The outcome propounded by the majority in this case will have significant precedential consequences. Other water districts that service 4,000 or more customers will likely seek exemptions under the “municipalities” prong of the statute. This will result in the reallocation of costs previously borne by *147those water districts to the nonexem.pt members of the system. In a practical sense, those costs will eventually be passed onto the taxpayers. The economic and policy implications of this result are within the Legislature’s purview to address. Let the Legislature, not the Judiciary, expand the term “municipalities,” if it deems it appropriate, to include entities such as JWD.
Accordingly, for the foregoing reasons, I would affirm the order insofar as appealed from, determining that JWD is not a “municipality” within the meaning of General Business Law § 761 (3) and, therefore, not exempt from contributing to the operating costs of the one-call notification system.

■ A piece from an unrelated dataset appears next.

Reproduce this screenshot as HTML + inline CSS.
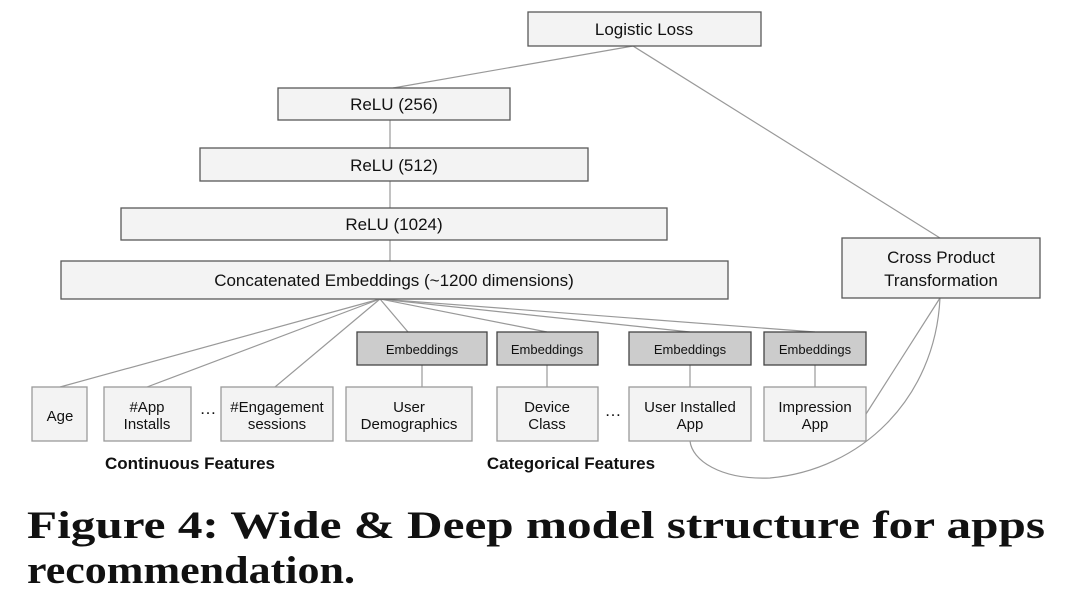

Adams and Lifson, JJ., concur with Prudenti, EJ; Rivera, J., dissents and votes to affirm the order insofar as appealed from in a separate opinion.
Ordered that the order is reversed insofar as appealed from, on the law, with costs, the motion is granted, that branch of the cross motion which was for summary judgment is denied, and the matter is remitted to the Supreme Court, Nassau County, for entry of a judgment declaring that the plaintiff is a “municipality” within the meaning of General Business Law § 761 (3) and, therefore, exempt from contributing to the costs of operating the one-call notification system.
Motion by the respondents on an appeal from an order of the Supreme Court, Nassau County, entered October 1, 2004, to strike stated portions of the appellant’s reply brief on the ground that it refers to matter dehors the record. By decision and order on motion of this Court dated November 15, 2005, the motion was held in abeyance and referred to the Justices hearing the appeal for determination upon the argument or submission thereof.
Upon the papers filed in support of the motion, the papers filed in opposition thereto, and upon the argument of the appeal, it is ordered that the motion is denied.